United States Supreme Court
440 U.S. 519 (1979)
In New York Tel. Co. v. New York Labor Dept, a New York statute allowed unemployment compensation to be paid after one week of unemployment, but if the unemployment was due to a strike, the payment was delayed by an additional seven weeks. Striking employees of the petitioners began receiving unemployment benefits after the eight-week waiting period during a strike that lasted several months. The unemployment insurance system in New York was mainly funded by employer contributions, meaning the petitioners bore a substantial part of the cost of these benefits. The petitioners sued in District Court, claiming the statute conflicted with federal law, seeking declaratory, injunctive, and monetary relief. The District Court agreed with the petitioners, ruling the state statute conflicted with federal labor policies and was thus invalid under the Supremacy Clause. However, the Court of Appeals reversed this decision, holding that Congress had decided to tolerate such conflicts as suggested by legislative histories of the National Labor Relations Act and the Social Security Act. The U.S. Supreme Court reviewed the case following a grant of certiorari.
The main issue was whether the National Labor Relations Act implicitly prohibited New York from paying unemployment compensation to strikers, given the potential conflict with federal labor policy.
The U.S. Supreme Court affirmed the judgment of the Court of Appeals for the Second Circuit.
The U.S. Supreme Court reasoned that Congress, when enacting the National Labor Relations Act and Social Security Act, did not intend to pre-empt states from providing unemployment benefits to strikers. The Court noted that the New York statute did not regulate or prohibit private labor conduct but was instead a general state program aimed at ensuring employment security.
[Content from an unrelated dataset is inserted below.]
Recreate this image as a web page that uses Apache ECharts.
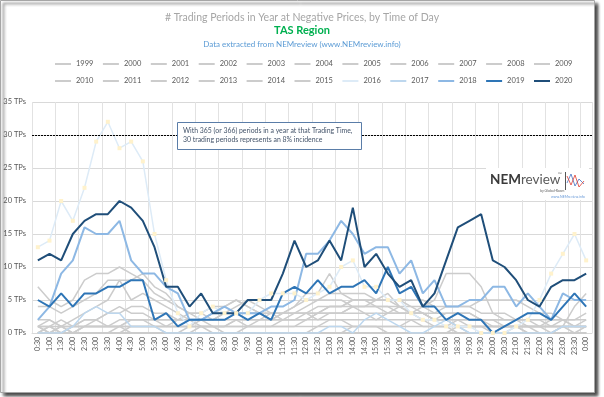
<!DOCTYPE html>
<html>
<head>
<meta charset="utf-8">
<script src="https://cdn.jsdelivr.net/npm/echarts@6/dist/echarts.min.js"></script>
<style>
  * { margin: 0; padding: 0; }
  body { background: #fff; }
  #chart { width: 604px; height: 397px; }
</style>
</head>
<body>
<div id="chart"></div>
<script>
// trading times, half-hourly
var times = ['0:30','1:00','1:30','2:00','2:30','3:00','3:30','4:00','4:30','5:00','5:30','6:00',
  '6:30','7:00','7:30','8:00','8:30','9:00','9:30','10:00','10:30','11:00','11:30','12:00',
  '12:30','13:00','13:30','14:00','14:30','15:00','15:30','16:00','16:30','17:00','17:30','18:00',
  '18:30','19:00','19:30','20:00','20:30','21:00','21:30','22:00','22:30','23:00','23:30','0:00'];

var years = ['1999','2000','2001','2002','2003','2004','2005','2006','2007','2008','2009',
  '2010','2011','2012','2013','2014','2015','2016','2017','2018','2019','2020'];

var yTicks = [0, 5, 10, 15, 20, 25, 30, 35];
var incidenceLine = 30;

// # trading periods at negative prices, per year
var tp1999 = [0,0,0,0,0,0,0,0,0,0,0,0,0,0,0,0,0,0,0,0,0,0,0,0,0,0,0,0,0,0,0,0,0,0,0,0,0,0,0,0,0,0,0,0,0,0,0,0];
var tp2000 = [1,0,0,0,0,0,0,0,0,0,0,0,0,0,0,0,0,0,0,0,0,0,0,0,0,0,0,0,0,0,0,0,0,0,0,0,0,0,0,0,0,0,0,0,0,0,0,0];
var tp2001 = [0,0,0,0,0,0,0,0,0,0,0,0,0,0,1,0,0,0,0,0,0,0,0,0,0,0,0,0,0,0,0,0,0,0,0,0,1,0,0,0,0,0,0,0,0,0,0,0];
var tp2002 = [0,0,1,0,0,0,0,0,0,0,0,0,0,0,0,0,0,0,0,0,0,0,0,0,0,0,0,0,0,0,0,0,0,0,0,0,0,0,0,0,0,1,0,0,0,0,0,0];
var tp2003 = [0,0,0,0,1,1,1,1,0,0,0,0,0,0,0,0,0,0,0,0,0,0,0,0,0,0,0,1,1,1,0,0,0,0,0,0,0,0,0,0,0,0,0,0,0,0,0,0];
var tp2004 = [0,0,0,0,0,0,0,0,0,0,0,0,0,0,0,0,0,0,0,0,0,0,0,0,1,1,1,1,1,1,1,1,1,1,1,1,0,0,0,0,0,0,0,0,0,0,0,0];
var tp2005 = [1,1,0,1,1,1,1,1,2,2,1,1,1,1,1,1,0,0,1,1,1,1,1,1,1,2,2,1,1,1,1,1,2,2,1,1,1,1,1,1,1,1,1,1,1,1,1,1];
var tp2006 = [0,0,0,0,0,0,0,0,1,1,1,1,1,1,1,1,1,1,1,1,1,1,1,2,2,2,2,2,2,2,3,3,3,3,2,2,2,2,2,2,2,2,2,1,1,1,1,1];
var tp2007 = [1,2,1,1,2,2,1,1,2,2,2,2,2,2,2,2,3,3,3,3,2,2,2,3,4,4,4,5,5,5,5,5,5,5,4,4,4,4,3,3,3,2,2,2,2,2,2,3];
var tp2008 = [7,5,4,5,8,9,9,10,9,8,6,5,4,3,3,2,2,2,1,1,1,2,2,2,3,3,3,4,4,4,3,3,3,2,2,2,1,1,1,1,1,1,1,1,1,2,2,2];
var tp2009 = [4,4,3,4,5,6,8,8,8,9,7,6,4,3,2,2,3,3,3,3,2,3,4,5,5,6,6,6,6,5,5,5,4,4,3,3,3,3,2,2,2,2,1,1,1,1,1,1];
var tp2010 = [2,2,1,2,3,4,5,8,5,6,5,4,3,2,2,3,3,4,5,4,3,3,3,4,5,5,5,4,4,5,6,4,3,3,2,3,3,3,2,2,1,1,1,1,2,2,1,1];
var tp2011 = [1,0,0,1,1,1,1,2,2,2,2,1,1,1,1,1,1,2,2,2,2,3,3,3,3,4,4,4,4,4,4,3,3,4,5,9,9,9,7,3,2,2,2,2,1,1,0,0];
var tp2012 = [0,1,0,0,1,1,1,1,1,1,1,1,2,2,1,1,1,2,2,2,3,3,3,3,3,4,4,5,5,4,4,4,4,3,3,4,4,4,5,5,5,5,4,3,3,2,1,1];
var tp2013 = [0,0,1,1,2,2,3,3,4,4,3,3,2,2,2,3,4,5,4,3,3,3,4,6,6,9,6,5,5,5,5,4,3,3,2,2,2,1,1,1,1,1,0,0,0,1,1,2];
var tp2014 = [1,1,1,0,0,0,0,1,1,1,1,0,0,1,2,1,1,1,1,2,2,2,3,3,2,3,3,3,3,2,2,2,2,1,1,1,2,2,2,1,1,1,1,1,0,1,4,6];
var tp2015 = [0,1,2,1,1,2,3,4,3,3,2,2,2,3,3,4,4,5,4,3,3,2,2,2,3,3,3,4,3,3,3,4,3,3,2,2,1,1,1,0,1,1,1,0,0,0,0,1];
var tp2016 = [13,14,20,17,22,29,32,28,29,26,15,8,3,1,3,4,3,3,3,5,6,6,6,5,6,7,10,11,7,7,5,5,3,2,2,1,1,1,0,0,0,1,2,5,9,12,15,11];
var tp2017 = [0,0,0,1,3,4,3,3,1,1,1,0,0,0,0,0,0,0,0,0,0,0,0,0,0,1,1,0,2,3,2,1,0,0,1,2,1,0,0,0,0,0,0,0,0,1,1,1];
var tp2018 = [2,4,9,11,16,15,15,17,11,9,9,7,6,2,2,3,4,3,3,3,4,4,5,12,12,14,17,15,12,13,13,9,11,6,8,4,4,5,5,7,7,4,6,4,2,6,5,5];
var tp2019 = [5,4,6,4,6,6,7,7,8,8,2,3,1,2,2,2,2,3,2,3,2,6,7,6,8,6,7,7,8,6,10,6,7,4,4,2,3,2,2,0,1,2,3,3,2,4,6,4];
var tp2020 = [11,12,11,15,17,18,18,20,19,17,13,7,7,4,6,3,3,3,5,5,5,9,14,10,11,14,11,19,10,12,9,7,8,4,6,11,16,17,18,11,10,8,5,4,7,8,8,9];

var values = [tp1999, tp2000, tp2001, tp2002, tp2003, tp2004, tp2005, tp2006, tp2007, tp2008, tp2009,
  tp2010, tp2011, tp2012, tp2013, tp2014, tp2015, tp2016, tp2017, tp2018, tp2019, tp2020];

var lineColors = {'2016': '#DDEBF7', '2017': '#BDD7EE', '2018': '#8DB8E4', '2019': '#2E75B6', '2020': '#1F4E79'};
var greyColor = '#CCCCCC';
var font = 'Lato';

var series = years.map(function (y, i) {
  var s = {
    name: y,
    type: 'line',
    data: values[i],
    symbol: 'none',
    lineStyle: { color: lineColors[y] || greyColor, width: 1.5 },
    itemStyle: { color: lineColors[y] || greyColor },
    emphasis: { disabled: true },
    silent: true
  };
  if (y === '2016') {
    s.symbol = 'rect';
    s.symbolSize = 4;
    s.itemStyle = { color: '#FFF2CC' };
  }
  if (y >= '2018') s.lineStyle.width = 2;
  if (y === '2020') {
    s.markLine = {
      silent: true,
      symbol: 'none',
      label: { show: false },
      lineStyle: { color: '#000', width: 1, type: [2, 1] },
      data: [{ yAxis: incidenceLine }]
    };
  }
  return s;
});

function legendItems(list) {
  return list.map(function (y) {
    return { name: y, icon: 'rect', itemStyle: { color: lineColors[y] || greyColor } };
  });
}

var legendBase = {
  left: 50, itemWidth: 16, itemHeight: 2, itemGap: 9.5,
  textStyle: { fontSize: 7.5, color: '#595959', fontFamily: font }
};

var chart = echarts.init(document.getElementById('chart'));
chart.setOption({
  animation: false,
  backgroundColor: '#fff',
  textStyle: { fontFamily: font },
  title: [
    { text: '# Trading Periods in Year at Negative Prices, by Time of Day', left: 'center', top: 7,
      textStyle: { fontSize: 10.5, fontWeight: 'normal', color: '#A6A6A6', fontFamily: font } },
    { text: 'TAS Region', left: 'center', top: 20,
      textStyle: { fontSize: 11, fontWeight: 'bold', color: '#00B050', fontFamily: font } },
    { text: 'Data extracted from NEMreview (www.NEMreview.info)', left: 'center', top: 35,
      textStyle: { fontSize: 8, fontWeight: 'normal', color: '#5B9BD5', fontFamily: font } }
  ],
  legend: [
    Object.assign({ data: legendItems(years.slice(0, 11)), top: 55 }, legendBase),
    Object.assign({ data: legendItems(years.slice(11)), top: 72 }, legendBase)
  ],
  grid: { left: 32, right: 12, top: 102, bottom: 64 },
  xAxis: {
    type: 'category',
    data: times,
    boundaryGap: true,
    axisLine: { lineStyle: { color: '#D9D9D9' } },
    axisTick: { show: false },
    axisLabel: { interval: 0, rotate: 90, fontSize: 7, color: '#595959', margin: 4, fontFamily: font },
    splitLine: { show: true, interval: 1, lineStyle: { color: '#E2E2E2' } }
  },
  yAxis: {
    type: 'value',
    min: yTicks[0],
    max: yTicks[yTicks.length - 1],
    interval: 5,
    axisLabel: { formatter: '{value} TPs', fontSize: 7.5, color: '#595959', margin: 6, fontFamily: font },
    splitLine: { lineStyle: { color: '#D9D9D9' } },
    axisLine: { show: false },
    axisTick: { show: false }
  },
  graphic: [
    // chart frame with shadow
    { type: 'rect', z: -10, silent: true, shape: { x: 0.5, y: 0.5, width: 594, height: 392 },
      style: { fill: '#fff', stroke: '#A6A6A6', lineWidth: 1,
        shadowBlur: 3, shadowOffsetX: 3, shadowOffsetY: 3, shadowColor: 'rgba(0,0,0,0.75)' } },
    // annotation box
    { type: 'rect', z: 100, shape: { x: 177.5, y: 122.5, width: 184, height: 27 },
      style: { fill: '#fff', stroke: '#5A7DA8', lineWidth: 1 } },
    { type: 'text', z: 101, left: 183, top: 126,
      style: { text: 'With 365 (or 366) periods in a year at that Trading Time,\n30 trading periods represents an 8% incidence',
        fill: '#44546A', font: '6.9px Lato', lineHeight: 9 } },
    // NEMreview logo
    { type: 'rect', z: 50, shape: { x: 486, y: 168, width: 103, height: 32 }, style: { fill: '#fff' } },
    { type: 'text', z: 51, left: 490, top: 173,
      style: { text: '{a|NEM}{b|review}', rich: {
        a: { font: 'bold 13.5px Lato', fill: '#3A3A3A' },
        b: { font: '13.5px Lato', fill: '#5A5A5A' } } } },
    { type: 'text', z: 51, left: 558, top: 172, style: { text: '™', font: '5px Lato', fill: '#666' } },
    { type: 'text', z: 51, left: 540, top: 189, style: { text: 'by Global-Roam', font: '3.5px Lato', fill: '#666' } },
    { type: 'line', z: 51, shape: { x1: 565.5, y1: 172, x2: 565.5, y2: 190 }, style: { stroke: '#555', lineWidth: 1 } },
    { type: 'polyline', z: 51, shape: { points: [[567, 183], [571, 174], [575, 186], [579, 179], [584, 184]] },
      style: { stroke: '#4472C4', lineWidth: 0.8, fill: null } },
    { type: 'polyline', z: 51, shape: { points: [[567, 176], [571, 185], [575, 175], [579, 187], [584, 181]] },
      style: { stroke: '#E03C31', lineWidth: 0.8, fill: null } },
    { type: 'text', z: 51, left: 551, top: 195, style: { text: 'www.NEMreview.info', font: '3.5px Lato', fill: '#6A9BD8' } }
  ],
  series: series
});
</script>
</body>
</html>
The statute was seen as a law of general applicability that did not primarily concern labor-management relations. The Court found legislative history indicating Congress intended to allow states the freedom to design their unemployment compensation programs, including eligibility criteria. The absence of any explicit prohibition against payments to strikers in federal law suggested that Congress did not intend to pre-empt state power in this area. The Court concluded that the impact of New York’s policy on the balance of power in labor disputes did not indicate a congressional intent to pre-empt the state’s exercise of its powers.